Supplied records
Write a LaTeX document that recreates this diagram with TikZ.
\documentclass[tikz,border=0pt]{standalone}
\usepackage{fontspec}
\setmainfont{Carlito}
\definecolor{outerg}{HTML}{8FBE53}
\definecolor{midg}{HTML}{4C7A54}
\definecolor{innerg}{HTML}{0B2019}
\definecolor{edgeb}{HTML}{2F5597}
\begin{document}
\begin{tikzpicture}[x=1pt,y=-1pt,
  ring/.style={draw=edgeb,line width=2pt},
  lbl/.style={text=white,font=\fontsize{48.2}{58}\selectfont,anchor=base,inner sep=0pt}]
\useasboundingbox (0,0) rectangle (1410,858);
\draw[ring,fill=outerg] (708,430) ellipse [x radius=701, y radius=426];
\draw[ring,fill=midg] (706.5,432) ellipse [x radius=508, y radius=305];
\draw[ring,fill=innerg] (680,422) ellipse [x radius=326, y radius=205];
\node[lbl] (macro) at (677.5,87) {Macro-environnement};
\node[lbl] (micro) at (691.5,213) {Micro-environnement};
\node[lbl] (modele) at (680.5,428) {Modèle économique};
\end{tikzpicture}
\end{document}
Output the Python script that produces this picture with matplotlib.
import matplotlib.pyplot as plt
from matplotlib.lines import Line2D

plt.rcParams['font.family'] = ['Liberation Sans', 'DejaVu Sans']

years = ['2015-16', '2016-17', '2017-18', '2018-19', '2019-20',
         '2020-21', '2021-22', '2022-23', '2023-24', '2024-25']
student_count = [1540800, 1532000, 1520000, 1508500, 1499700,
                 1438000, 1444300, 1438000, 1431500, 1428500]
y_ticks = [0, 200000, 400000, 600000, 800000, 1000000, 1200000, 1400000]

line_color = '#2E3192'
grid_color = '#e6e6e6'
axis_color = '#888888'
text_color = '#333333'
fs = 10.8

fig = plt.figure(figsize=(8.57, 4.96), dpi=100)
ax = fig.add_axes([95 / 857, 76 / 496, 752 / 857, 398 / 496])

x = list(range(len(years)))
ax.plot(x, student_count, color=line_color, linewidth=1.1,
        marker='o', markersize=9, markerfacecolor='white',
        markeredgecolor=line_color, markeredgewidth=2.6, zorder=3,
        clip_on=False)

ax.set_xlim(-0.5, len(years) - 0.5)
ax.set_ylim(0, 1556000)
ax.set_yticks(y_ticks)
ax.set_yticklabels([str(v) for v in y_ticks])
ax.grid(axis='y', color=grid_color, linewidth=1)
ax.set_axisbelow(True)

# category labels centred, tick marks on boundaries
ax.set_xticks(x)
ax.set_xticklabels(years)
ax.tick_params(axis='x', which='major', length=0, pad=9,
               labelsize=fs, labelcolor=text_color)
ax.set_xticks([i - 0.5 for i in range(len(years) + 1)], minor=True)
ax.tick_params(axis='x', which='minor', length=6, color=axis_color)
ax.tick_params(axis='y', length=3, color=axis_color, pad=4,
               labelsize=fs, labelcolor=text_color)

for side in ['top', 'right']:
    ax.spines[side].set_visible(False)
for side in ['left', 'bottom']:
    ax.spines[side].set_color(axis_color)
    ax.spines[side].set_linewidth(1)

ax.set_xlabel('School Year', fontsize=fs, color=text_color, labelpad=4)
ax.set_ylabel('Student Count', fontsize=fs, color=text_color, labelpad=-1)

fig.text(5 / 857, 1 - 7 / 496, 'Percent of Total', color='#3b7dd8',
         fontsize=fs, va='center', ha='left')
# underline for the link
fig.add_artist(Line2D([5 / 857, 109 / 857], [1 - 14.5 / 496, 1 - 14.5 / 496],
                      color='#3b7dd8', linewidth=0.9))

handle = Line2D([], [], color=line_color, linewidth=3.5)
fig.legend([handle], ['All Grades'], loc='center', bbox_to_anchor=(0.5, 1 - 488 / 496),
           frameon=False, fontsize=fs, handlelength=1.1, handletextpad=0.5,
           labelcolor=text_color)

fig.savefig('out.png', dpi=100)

Given task
Repeat the data in its entirety, character for character.

Result below
Write a LaTeX document that recreates this diagram with TikZ.
\documentclass[tikz,border=0pt]{standalone}
\usepackage{fontspec}
\setmainfont{Carlito}
\definecolor{outerg}{HTML}{8FBE53}
\definecolor{midg}{HTML}{4C7A54}
\definecolor{innerg}{HTML}{0B2019}
\definecolor{edgeb}{HTML}{2F5597}
\begin{document}
\begin{tikzpicture}[x=1pt,y=-1pt,
  ring/.style={draw=edgeb,line width=2pt},
  lbl/.style={text=white,font=\fontsize{48.2}{58}\selectfont,anchor=base,inner sep=0pt}]
\useasboundingbox (0,0) rectangle (1410,858);
\draw[ring,fill=outerg] (708,430) ellipse [x radius=701, y radius=426];
\draw[ring,fill=midg] (706.5,432) ellipse [x radius=508, y radius=305];
\draw[ring,fill=innerg] (680,422) ellipse [x radius=326, y radius=205];
\node[lbl] (macro) at (677.5,87) {Macro-environnement};
\node[lbl] (micro) at (691.5,213) {Micro-environnement};
\node[lbl] (modele) at (680.5,428) {Modèle économique};
\end{tikzpicture}
\end{document}
Output the Python script that produces this picture with matplotlib.
import matplotlib.pyplot as plt
from matplotlib.lines import Line2D

plt.rcParams['font.family'] = ['Liberation Sans', 'DejaVu Sans']

years = ['2015-16', '2016-17', '2017-18', '2018-19', '2019-20',
         '2020-21', '2021-22', '2022-23', '2023-24', '2024-25']
student_count = [1540800, 1532000, 1520000, 1508500, 1499700,
                 1438000, 1444300, 1438000, 1431500, 1428500]
y_ticks = [0, 200000, 400000, 600000, 800000, 1000000, 1200000, 1400000]

line_color = '#2E3192'
grid_color = '#e6e6e6'
axis_color = '#888888'
text_color = '#333333'
fs = 10.8

fig = plt.figure(figsize=(8.57, 4.96), dpi=100)
ax = fig.add_axes([95 / 857, 76 / 496, 752 / 857, 398 / 496])

x = list(range(len(years)))
ax.plot(x, student_count, color=line_color, linewidth=1.1,
        marker='o', markersize=9, markerfacecolor='white',
        markeredgecolor=line_color, markeredgewidth=2.6, zorder=3,
        clip_on=False)

ax.set_xlim(-0.5, len(years) - 0.5)
ax.set_ylim(0, 1556000)
ax.set_yticks(y_ticks)
ax.set_yticklabels([str(v) for v in y_ticks])
ax.grid(axis='y', color=grid_color, linewidth=1)
ax.set_axisbelow(True)

# category labels centred, tick marks on boundaries
ax.set_xticks(x)
ax.set_xticklabels(years)
ax.tick_params(axis='x', which='major', length=0, pad=9,
               labelsize=fs, labelcolor=text_color)
ax.set_xticks([i - 0.5 for i in range(len(years) + 1)], minor=True)
ax.tick_params(axis='x', which='minor', length=6, color=axis_color)
ax.tick_params(axis='y', length=3, color=axis_color, pad=4,
               labelsize=fs, labelcolor=text_color)

for side in ['top', 'right']:
    ax.spines[side].set_visible(False)
for side in ['left', 'bottom']:
    ax.spines[side].set_color(axis_color)
    ax.spines[side].set_linewidth(1)

ax.set_xlabel('School Year', fontsize=fs, color=text_color, labelpad=4)
ax.set_ylabel('Student Count', fontsize=fs, color=text_color, labelpad=-1)

fig.text(5 / 857, 1 - 7 / 496, 'Percent of Total', color='#3b7dd8',
         fontsize=fs, va='center', ha='left')
# underline for the link
fig.add_artist(Line2D([5 / 857, 109 / 857], [1 - 14.5 / 496, 1 - 14.5 / 496],
                      color='#3b7dd8', linewidth=0.9))

handle = Line2D([], [], color=line_color, linewidth=3.5)
fig.legend([handle], ['All Grades'], loc='center', bbox_to_anchor=(0.5, 1 - 488 / 496),
           frameon=False, fontsize=fs, handlelength=1.1, handletextpad=0.5,
           labelcolor=text_color)

fig.savefig('out.png', dpi=100)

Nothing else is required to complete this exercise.